Intelligent responses welcome, flames will be met with marshmallows.
The United States has a system called the Automated Clearing House (ACH) network that is used to move deposits and payments electronically between banks. If you have any ACH items hit your account, Regulation E kicks in giving you as a consumer certain rights about how soon you must report bad or fraudulent items before you are out of luck (60 days from the statement that the item appeared upon).
An ACH transaction != financial identity. If I have that information about you and have access to the payment system, I can fraudulently send out ACH items and hope to collect enough to make it worthwhile before I'm shut down. This information, however, does not allow me to open a loan or credit account in your name. It sucks, but it's not identity theft.
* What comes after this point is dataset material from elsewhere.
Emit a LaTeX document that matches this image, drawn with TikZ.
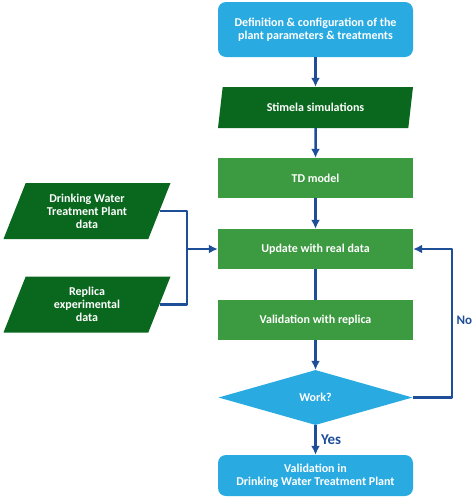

I'm sure that the UK does also have some sort of an electronic transaction system, but I've got no idea about what it is and how it works. You guys have a different style of banking than we do in the US. We have a few major, major players, but also a very large number of small "community banks" and credit unions. The ACH network in the United States was set up as a clearinghouse to basically send transactions to a large number of different banks. If I understand things correctly, the UK doesn't have the smaller financial institutions like we do, so the electronic transaction systems may work differently there (to say nothing of the regulations defining how they work!).
A fine is a tax you pay for doing wrong and a tax is a fine you pay for doing all right.
You can set up a fraudulent direct debit with just the account number and sort code. I had someone do that to me once - 86p to Carphone Warehouse. It did get refunded immediately when I complained.